A colleague posed the question once what right we have, as writers and photographers, to publish our experiences in the mountains. I told him that there is no question, really: that our experiences are our own to do with as we please.
But then I think the question that he asked was not the question that he meant. I suppose now that he was probing the pangs of guilt he felt for somehow spoiling a secret that wasn’t his to share, say, the relative position of cats and bags with respect to top-secret fishing holes, hunting camps, and powder stashes.
Public lands are, to be sure, ours to enjoy and to share. The notion of a private fishing spot or family hunting camp are categorically at odds with America’s best idea. We don’t need to ask permission to go skiing, or hiking, or hunting, and that’s what separates the American West as a bastion of democratic ideals: I own 640 million acres of public land. (Hey! So do you!)
An essential part of the backcountry landscape is its capacity for solitude. If every single American was spread evenly across our public land, we would have a hard time seeing the next nearest human. Time in the mountains gives us the opportunity to feel small and vulnerable and disconnected from what feels increasingly like an irrevocably chaotic modern world, and as we spend time in these places we forge personal relationships with them. Seeing your favorite backcountry haunt on some college sophomore’s Instagram feed is infuriating. Violating.
But like that Woodie Gurthrie song goes, we don’t own that land alone. Sharing photographs, stories, and maps celebrates the places that make us whole and inspire others to get out, and it risks ruining the mystery for those to come. We walk a line between inspiration and exploitation; these places are ours to enjoy but not to diminish.
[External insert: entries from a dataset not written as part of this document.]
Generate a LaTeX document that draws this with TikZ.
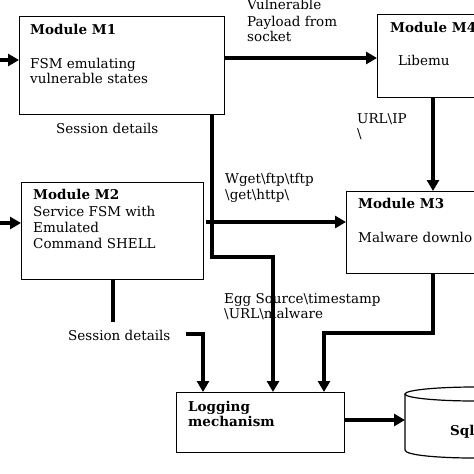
\documentclass[tikz,border=0pt]{standalone}
\usepackage{fontspec}
\setmainfont{DejaVu Serif}
\usetikzlibrary{arrows.meta}
\begin{document}
\begin{tikzpicture}[x=1pt,y=-1pt,
  box/.style={draw,line width=1.2pt,inner sep=0,anchor=north west},
  conn/.style={line width=3.6pt},
  arr/.style={conn,-{Triangle[length=11pt,width=12pt]}},
  t/.style={anchor=base west,inner sep=0,font=\fontsize{13.5}{16}\selectfont},
  tb/.style={t,font=\fontsize{13.5}{16}\selectfont\bfseries}]
\useasboundingbox (0,0) rectangle (474,474);
\clip (0,0) rectangle (474,474);
% boxes
\node[box,minimum width=205pt,minimum height=98pt] (m1) at (19,16) {};
\node[box,minimum width=130pt,minimum height=83pt] (m4) at (377,14) {};
\node[box,minimum width=182pt,minimum height=97pt] (m2) at (21,182) {};
\node[box,minimum width=150pt,minimum height=82pt] (m3) at (346,191) {};
\node[box,minimum width=168pt,minimum height=60pt] (log) at (176,392) {};
% database cylinder
\coordinate (sqlw) at (405,420);
\draw[line width=1.2pt] (475,394) ellipse [x radius=70pt, y radius=7pt];
\draw[line width=1.2pt] (405,394) -- (405,450) .. controls (405,460.7) and (545,460.7) .. (545,450) -- (545,394);
% texts
\node[tb] (m1a) at (30,34) {Module M1};
\node[t] (m1b) at (30,68) {FSM emulating};
\node[t] (m1c) at (30,83) {vulnerable states};
\node[t] (s1) at (56,133) {Session details};
\node[t] (v1) at (247,9) {Vulnerable};
\node[t] (v2) at (247,26) {Payload from};
\node[t] (v3) at (247,41) {socket};
\node[tb] (m4a) at (390,32) {Module M4};
\node[t] (m4b) at (398,65) {Libemu};
\node[t] (u1) at (357,123) {URL\textbackslash IP};
\node[t] (u2) at (357,138) {\textbackslash};
\node[tb] (m2a) at (33,199) {Module M2};
\node[t] (m2b) at (33,216) {Service FSM with};
\node[t] (m2c) at (33,232) {Emulated};
\node[t] (m2d) at (33,248) {Command SHELL};
\node[t] (w1) at (225,183) {Wget\textbackslash ftp\textbackslash tftp};
\node[t] (w2) at (225,199) {\textbackslash get\textbackslash http\textbackslash};
\node[tb] (m3a) at (358,208) {Module M3};
\node[t] (m3b) at (358,242) {Malware downlo};
\node[t] (e1) at (224,303) {Egg Source\textbackslash timestamp};
\node[t] (e2) at (224,318) {\textbackslash URL\textbackslash malware};
\node[t] (s2) at (68,340) {Session details};
\node[tb] (la) at (188,411) {Logging};
\node[tb] (lb) at (188,426) {mechanism};
\node[tb] (sq) at (450,435) {Sql};
% connectors
\coordinate (in1) at (0,60);
\draw[arr] (in1) -- (in1 -| m1.west);
\coordinate (in2) at (0,223);
\draw[arr] (in2) -- (in2 -| m2.west);
\coordinate (p1) at (224,58);
\draw[arr] (p1) -- (p1 -| m4.west);
\coordinate (p2) at (433,0);
\draw[arr] (p2 |- m4.south) -- (p2 |- m3.north);
\coordinate (p3) at (212,257);
\coordinate (p4) at (273,257);
\draw[arr] (p3 |- m1.south) -- (p3) -- (p4) -- (p4 |- log.north);
\coordinate (p5) at (206,222);
\draw[arr] (p5) -- (p5 -| m3.west);
\coordinate (p6) at (113,322);
\draw[conn] (p6 |- m2.south) -- (p6);
\coordinate (p7) at (186,334);
\coordinate (p8) at (203,334);
\draw[arr] (p7) -- (p8) -- (p8 |- log.north);
\coordinate (p9) at (433,333);
\coordinate (p10) at (324,333);
\draw[arr] (p9 |- m3.south) -- (p9) -- (p10) -- (p10 |- log.north);
\coordinate (p11) at (344,420);
\draw[arr] (p11 -| log.east) -- (sqlw);
\end{tikzpicture}
\end{document}
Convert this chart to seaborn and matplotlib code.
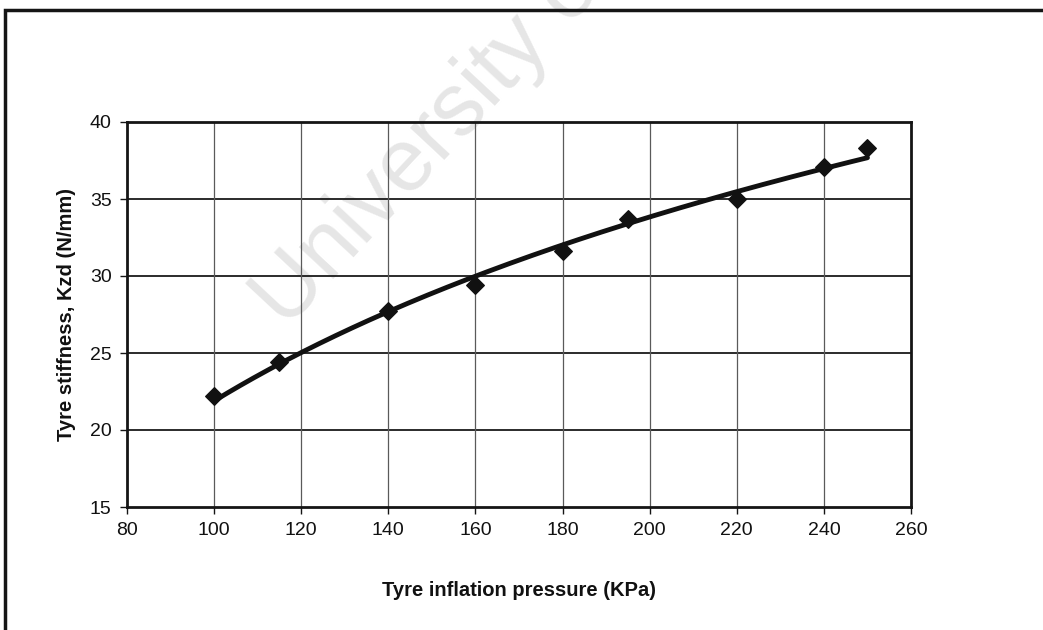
import numpy as np
import matplotlib
matplotlib.use("Agg")
import matplotlib.pyplot as plt
from matplotlib.patches import Rectangle
import seaborn as sns

# Measured tyre stiffness against inflation pressure
pressure = [100, 115, 140, 160, 180, 195, 220, 240, 250]
stiffness = [22.2, 24.4, 27.7, 29.4, 31.6, 33.7, 35.0, 37.1, 38.3]
x_ticks = [80, 100, 120, 140, 160, 180, 200, 220, 240, 260]
y_ticks = [15, 20, 25, 30, 35, 40]

sns.set_theme(style="white")
plt.rcParams["font.family"] = ["Liberation Sans", "DejaVu Sans"]

W, H = 1043, 630
fig = plt.figure(figsize=(W / 100, H / 100), dpi=100)
fig.patch.set_facecolor("white")

# faint watermark behind the chart
fig.text(286 / W, 1 - 330 / H, "University of Cape Town", rotation=47,
         rotation_mode="anchor", ha="left", va="baseline",
         fontsize=64, color="#e6e6e6", zorder=-1)

# outer chart frame (runs off the right and bottom edges)
fig.patches.append(Rectangle((5 / W, -0.2), 1.5, 1.2 - 10 / H,
                             transform=fig.transFigure, fill=False,
                             lw=2.5, ec="#151515", zorder=1))

ax = fig.add_axes([127 / W, 1 - 507 / H, (911 - 127) / W, (507 - 122) / H])
ax.set_facecolor("none")

# logarithmic trend line fitted to the measurements
coef = np.polyfit(np.log(pressure), stiffness, 1)
xs = np.linspace(min(pressure), max(pressure), 200)
sns.lineplot(x=xs, y=coef[0] * np.log(xs) + coef[1], ax=ax,
             color="#111111", lw=3.5, zorder=3)
sns.scatterplot(x=pressure, y=stiffness, ax=ax, marker="D", s=80,
                color="#111111", edgecolor="#111111", linewidth=1, zorder=4)

ax.set_xlim(80, 260)
ax.set_ylim(15, 40)
ax.set_xticks(x_ticks)
ax.set_yticks(y_ticks)
ax.set_xticklabels([str(v) for v in x_ticks])
ax.set_yticklabels([str(v) for v in y_ticks])

for v in y_ticks[1:-1]:
    ax.axhline(v, color="#1a1a1a", lw=1.3, zorder=1)
for v in x_ticks[1:-1]:
    ax.axvline(v, color="#5a5a5a", lw=0.9, zorder=1)

for s in ax.spines.values():
    s.set_visible(True)
    s.set_color("#151515")
    s.set_linewidth(2.0)

ax.tick_params(axis="both", which="major", direction="out", length=5,
               width=1, color="#151515", labelsize=14, labelcolor="#111111",
               bottom=True, left=True, pad=6)

ax.set_xlabel("Tyre inflation pressure (KPa)", fontsize=14.5,
              fontweight="bold", color="#111111", labelpad=30)
ax.set_ylabel("Tyre stiffness, Kzd (N/mm)", fontsize=14.5,
              fontweight="bold", color="#111111", labelpad=10)

fig.savefig("out.png", dpi=100)
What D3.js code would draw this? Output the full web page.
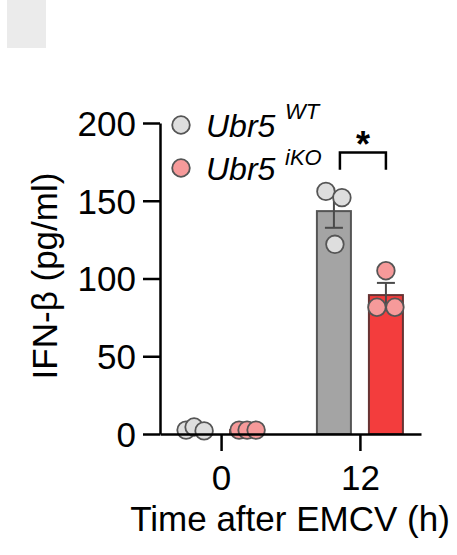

Whether publicizing these rare places diminishes them is up for debate. I doubt that anyone who’s visited Yellowstone or Zion National Parks in recent years would argue that their wilderness experience was unsullied, and a recent proposal to build a gondola to the bottom of the Grand Canyon rightly faced furious dissent. But people have to know something to care about it, and we are at risk now of losing our public land.
Make no mistake that western public land is under attack. The Republican National Committee adopted as a tenet of its platform to “urge the transfer of [Federal] lands … to all willing states.” A bill is before Congress now (HR 621) to compel the sale of Federal lands across the west. The American Lands Council is hard at work to bypass voters and decentralize public land management.
Public land transfers cannot be undone, and their protection relies on the attention and care of every American. In the face of real economic and political uncertainty, exposure to wild places wanes as people work to stay at work and keep food on the table. In times of prosperity, free time and disposable income not everyone thinks of a frigid 12-hour slog through the mountains as “fun,” but appreciates the value inherent to such places being free.
So sure, tweeting the coordinates of the last place you caught a 25 lb. brown trout is probably going to get you some dirty looks at the bar. But never feel shame for promoting the wild places you love. They need the attention.